Question

Solve for $$x$$. $$\ln (x+1)-\ln (x-2)=\ln x$$. Round your answer to three decimal places. （ ）
A. $$\left\{3.303\right\}$$
B. $$\left\{-0.303,3.303\right\}$$
C. $$\left\{0.303\right\}$$
D. $$\left\{0.382,2.618\right\}$$

Answer

**step1** Understanding the problem and defining the domain

The problem asks us to solve the logarithmic equation $$\ln (x+1)-\ln (x-2)=\ln x$$ for $$x$$ and round the answer to three decimal places.
Before solving, we must identify the domain of the variable $$x$$ for which the logarithmic functions are defined. The argument of a natural logarithm must be strictly positive.
For $$\ln(x+1)$$ to be defined, we must have $$x+1 > 0$$, which implies $$x > -1$$.
For $$\ln(x-2)$$ to be defined, we must have $$x-2 > 0$$, which implies $$x > 2$$.
For $$\ln x$$ to be defined, we must have $$x > 0$$.
For all three logarithmic terms to be defined simultaneously, $$x$$ must satisfy all these conditions. The most restrictive condition is $$x > 2$$. Therefore, any solution for $$x$$ must be greater than 2.

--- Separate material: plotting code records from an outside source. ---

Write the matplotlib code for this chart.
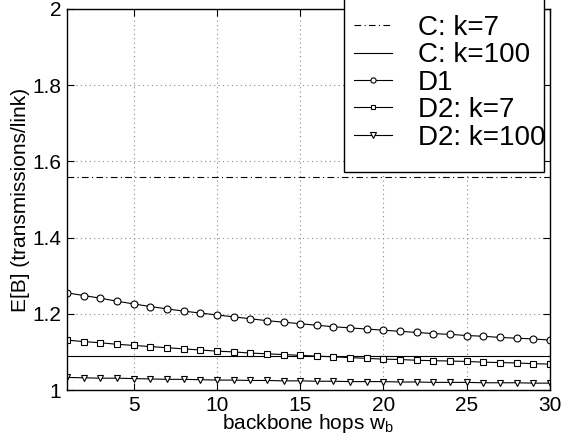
import numpy as np
import matplotlib
matplotlib.use("Agg")
import matplotlib.pyplot as plt
from matplotlib.patches import Rectangle

plt.rcParams['font.family'] = ['Liberation Sans', 'DejaVu Sans']

hops = list(range(1, 31))
c_k7 = 1.56
c_k100 = 1.089
d1 = [1.255, 1.248, 1.241, 1.233, 1.226, 1.219, 1.213, 1.207, 1.202, 1.197,
      1.192, 1.187, 1.182, 1.178, 1.174, 1.170, 1.166, 1.163, 1.160, 1.157,
      1.154, 1.151, 1.148, 1.146, 1.143, 1.141, 1.138, 1.136, 1.134, 1.131]
d2_k7 = [1.131, 1.127, 1.124, 1.120, 1.117, 1.114, 1.111, 1.108, 1.105, 1.102,
         1.100, 1.097, 1.095, 1.093, 1.091, 1.089, 1.087, 1.085, 1.083, 1.081,
         1.080, 1.078, 1.077, 1.076, 1.075, 1.073, 1.072, 1.071, 1.069, 1.068]
d2_k100 = [1.033, 1.032, 1.031, 1.031, 1.030, 1.029, 1.028, 1.028, 1.027, 1.026,
           1.026, 1.025, 1.025, 1.024, 1.024, 1.023, 1.023, 1.022, 1.022, 1.022,
           1.021, 1.021, 1.020, 1.020, 1.020, 1.019, 1.019, 1.019, 1.018, 1.018]

W, H = 565, 440
fig = plt.figure(figsize=(W / 100, H / 100), dpi=100)
ax = fig.add_axes([67 / W, 50 / H, 483 / W, 381 / H])

lw = 0.8
mk = dict(markersize=5, markerfacecolor='white', markeredgecolor='black',
          markeredgewidth=0.8)
ax.plot([hops[0], hops[-1]], [c_k7, c_k7], color='black', lw=lw,
        linestyle=(0, (6, 3, 1, 3)), label='C: k=7')
ax.plot([hops[0], hops[-1]], [c_k100, c_k100], color='black', lw=lw,
        label='C: k=100')
ax.plot(hops, d1, color='black', lw=lw, marker='o', label='D1', **mk)
ax.plot(hops, d2_k7, color='black', lw=lw, marker='s', label='D2: k=7',
        **dict(mk, markersize=4.5))
ax.plot(hops, d2_k100, color='black', lw=lw, marker='v', label='D2: k=100', **mk)

ax.set_xlim(1, 30)
ax.set_ylim(1, 2)
ax.set_xticks([5, 10, 15, 20, 25, 30])
ax.set_yticks([1, 1.2, 1.4, 1.6, 1.8, 2])
ax.set_yticklabels(['1', '1.2', '1.4', '1.6', '1.8', '2'])
ax.tick_params(direction='in', top=True, right=True, labelsize=15, length=5,
               width=0.8, pad=4)
ax.grid(True, linestyle=(0, (1, 3)), color='#888888', linewidth=0.8)
for s in ax.spines.values():
    s.set_linewidth(1.0)

ax.set_xlabel('backbone hops w$_\\mathregular{b}$', fontsize=15, labelpad=-2)
ax.set_ylabel('E[B] (transmissions/link)', fontsize=15, labelpad=2)

# legend box runs off the top of the figure, like the original
box = Rectangle((344 / W, (H - 172) / H), 200 / W, 0.5, transform=fig.transFigure,
                facecolor='white', edgecolor='black', linewidth=1.0, zorder=3)
fig.patches.append(box)
handles, labels = ax.get_legend_handles_labels()
leg = fig.legend(handles, labels, loc='upper left',
                 bbox_to_anchor=(354 / W, (H - 15) / H), fontsize=20,
                 frameon=False, handlelength=1.37, handletextpad=0.94,
                 borderpad=0, labelspacing=0.05, borderaxespad=0,
                 markerscale=0.75)
leg.set_zorder(4)

fig.savefig('out.png', dpi=100)
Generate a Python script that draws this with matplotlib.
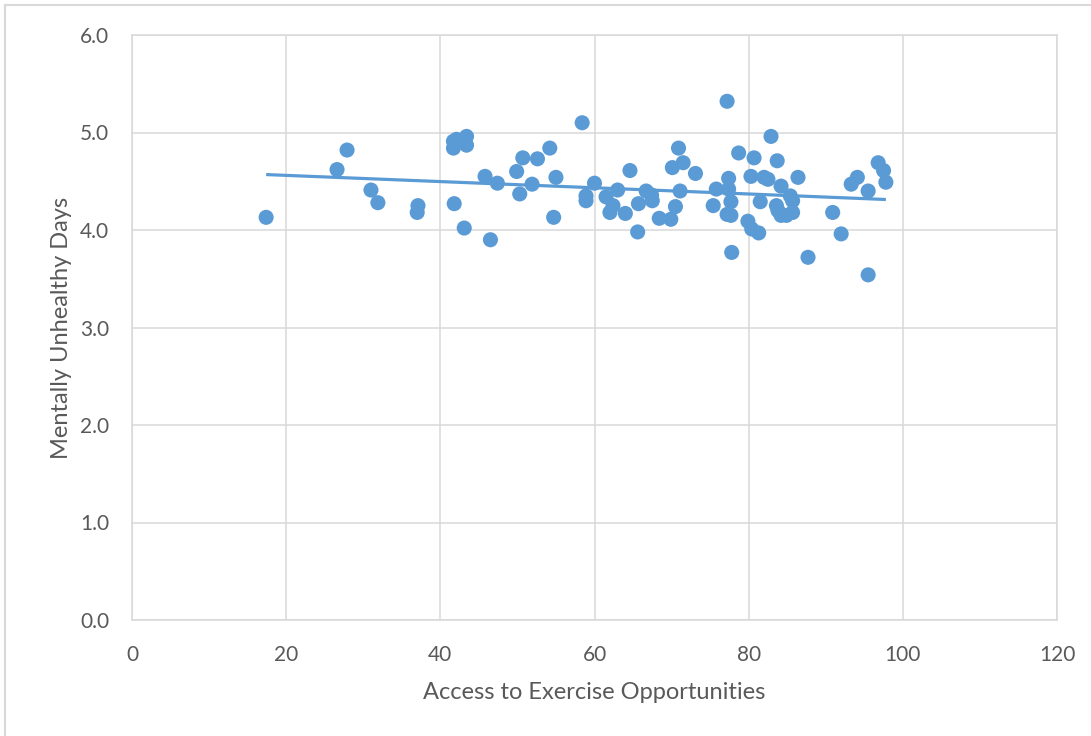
import numpy as np
import matplotlib
matplotlib.use("Agg")
import matplotlib.pyplot as plt
from matplotlib.lines import Line2D

# Access to exercise opportunities (%) vs. mentally unhealthy days
access = [
    17.4, 26.6, 27.9, 31.0, 31.9, 37.1, 37.0, 41.7, 42.1, 43.4,
    43.4, 41.7, 41.8, 43.1, 45.8, 47.4, 46.5, 50.7, 49.9, 50.3,
    51.9, 52.6, 54.2, 55.0, 54.7, 58.4, 60.0, 58.9, 58.9, 64.6,
    63.0, 61.5, 62.4, 62.0, 64.0, 65.6, 66.7, 65.7, 67.5, 67.4,
    68.4, 69.9, 70.5, 71.1, 70.1, 70.9, 71.5, 73.1, 75.4, 75.8,
    77.2, 77.4, 77.4, 77.7, 77.2, 77.7, 77.8, 78.7, 80.7, 80.3,
    81.5, 79.9, 80.4, 81.3, 82.9, 83.7, 82.0, 82.5, 84.2, 86.4,
    85.4, 85.7, 83.6, 83.8, 84.2, 84.9, 85.7, 87.7, 90.9, 92.0,
    95.5, 93.3, 94.1, 95.5, 96.8, 97.5, 97.8,
]
unhealthy_days = [
    4.13, 4.62, 4.82, 4.41, 4.28, 4.25, 4.18, 4.91, 4.93, 4.96,
    4.87, 4.84, 4.27, 4.02, 4.55, 4.48, 3.90, 4.74, 4.60, 4.37,
    4.47, 4.73, 4.84, 4.54, 4.13, 5.10, 4.48, 4.35, 4.30, 4.61,
    4.41, 4.34, 4.25, 4.18, 4.17, 3.98, 4.40, 4.27, 4.30, 4.36,
    4.12, 4.11, 4.24, 4.40, 4.64, 4.84, 4.69, 4.58, 4.25, 4.42,
    5.32, 4.53, 4.42, 4.29, 4.16, 4.15, 3.77, 4.79, 4.74, 4.55,
    4.29, 4.09, 4.01, 3.97, 4.96, 4.71, 4.54, 4.52, 4.45, 4.54,
    4.35, 4.30, 4.25, 4.20, 4.15, 4.15, 4.18, 3.72, 4.18, 3.96,
    3.54, 4.47, 4.54, 4.40, 4.69, 4.61, 4.49,
]

x_ticks = [0, 20, 40, 60, 80, 100, 120]
y_ticks = [0.0, 1.0, 2.0, 3.0, 4.0, 5.0, 6.0]

BLUE = "#5B9BD5"
GRID = "#D9D9D9"
TEXT = "#595959"

plt.rcParams["font.family"] = ["Lato", "DejaVu Sans"]

W, H = 1091, 736
fig = plt.figure(figsize=(W / 100, H / 100), dpi=100)
fig.patch.set_facecolor("white")

# chart-area outline (left and top edges)
fig.add_artist(Line2D([5 / W, 5 / W], [0, 1 - 5 / H], transform=fig.transFigure,
                      color=GRID, lw=1.5))
fig.add_artist(Line2D([5 / W, 1], [1 - 5 / H, 1 - 5 / H], transform=fig.transFigure,
                      color=GRID, lw=1.5))

ax = fig.add_axes([132 / W, 1 - 620 / H, (1057 - 132) / W, (620 - 35) / H])
ax.set_xlim(0, 120)
ax.set_ylim(0, 6)
ax.set_xticks(x_ticks)
ax.set_yticks(y_ticks)
ax.set_xticklabels([str(t) for t in x_ticks])
ax.set_yticklabels([f"{t:.1f}" for t in y_ticks])
ax.grid(True, color=GRID, lw=1.1)
ax.set_axisbelow(True)
for s in ax.spines.values():
    s.set_color(GRID)
    s.set_linewidth(1.1)
ax.tick_params(length=0, labelsize=15, labelcolor=TEXT)
ax.tick_params(axis="y", pad=16.5)
ax.tick_params(axis="x", pad=18)

xs = np.array(access)
ys = np.array(unhealthy_days)
ax.scatter(xs, ys, s=118, color=BLUE, edgecolors="none", zorder=3)

# linear trendline
slope, intercept = np.polyfit(xs, ys, 1)
xl = np.array([xs.min(), xs.max()])
ax.plot(xl, slope * xl + intercept, color=BLUE, lw=2.3, zorder=4,
        solid_capstyle="butt")

ax.set_xlabel("Access to Exercise Opportunities", fontsize=17, color=TEXT,
              labelpad=12)
ax.set_ylabel("Mentally Unhealthy Days", fontsize=17, color=TEXT, labelpad=6)

fig.savefig("out.png", dpi=100, facecolor="white")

**step2** Applying logarithm properties

We use the logarithm property that states the difference of logarithms is the logarithm of the quotient: $$\ln a - \ln b = \ln \left(\frac{a}{b}\right)$$.
Applying this property to the left side of the equation:
$$\ln (x+1)-\ln (x-2) = \ln \left(\frac{x+1}{x-2}\right)$$
So the original equation transforms into:
$$\ln \left(\frac{x+1}{x-2}\right) = \ln x$$

**step3** Solving the algebraic equation

Since the natural logarithm function is one-to-one (meaning if $$\ln A = \ln B$$, then $$A = B$$), we can set the arguments of the logarithms equal to each other:
$$\frac{x+1}{x-2} = x$$
To eliminate the denominator and solve for $$x$$, we multiply both sides of the equation by $$(x-2)$$. Note that $$(x-2)$$ cannot be zero because we established that $$x > 2$$.
$$x+1 = x(x-2)$$
Distribute $$x$$ on the right side:
$$x+1 = x^2 - 2x$$
Now, we rearrange the terms to form a standard quadratic equation of the form $$ax^2 + bx + c = 0$$ by moving all terms to one side:
$$0 = x^2 - 2x - x - 1$$
$$x^2 - 3x - 1 = 0$$

**step4** Using the quadratic formula

The quadratic equation $$x^2 - 3x - 1 = 0$$ has coefficients $$a=1$$, $$b=-3$$, and $$c=-1$$.
We use the quadratic formula to find the values of $$x$$:
$$x = \frac{-b \pm \sqrt{b^2 - 4ac}}{2a}$$
Substitute the values of $$a$$, $$b$$, and $$c$$ into the formula:
$$x = \frac{-(-3) \pm \sqrt{(-3)^2 - 4(1)(-1)}}{2(1)}$$
Simplify the expression:
$$x = \frac{3 \pm \sqrt{9 + 4}}{2}$$
$$x = \frac{3 \pm \sqrt{13}}{2}$$

**step5** Calculating the numerical solutions and checking the domain

We calculate the two possible numerical solutions for $$x$$ using the value of $$\sqrt{13} \approx 3.605551275$$:
First solution: $$x_1 = \frac{3 + \sqrt{13}}{2} = \frac{3 + 3.605551275}{2} = \frac{6.605551275}{2} = 3.3027756375$$
Second solution: $$x_2 = \frac{3 - \sqrt{13}}{2} = \frac{3 - 3.605551275}{2} = \frac{-0.605551275}{2} = -0.3027756375$$
Now we check these solutions against our domain restriction from Question1.step1, which requires $$x > 2$$.
For $$x_1 \approx 3.3027756375$$, this value is greater than 2, so it is a valid solution.
For $$x_2 \approx -0.3027756375$$, this value is not greater than 2 (it is less than 0), so it is an extraneous solution and must be discarded.

**step6** Rounding the answer and selecting the correct option

The only valid solution is $$x \approx 3.3027756375$$.
The problem asks us to round the answer to three decimal places. We look at the fourth decimal place, which is 7. Since 7 is 5 or greater, we round up the third decimal place.
$$x \approx 3.303$$
Comparing this result with the given options:
A. $$\left\{3.303\right\}$$
B. $$\left\{-0.303,3.303\right\}$$
C. $$\left\{0.303\right\}$$
D. $$\left\{0.382,2.618\right\}$$
The calculated solution matches option A.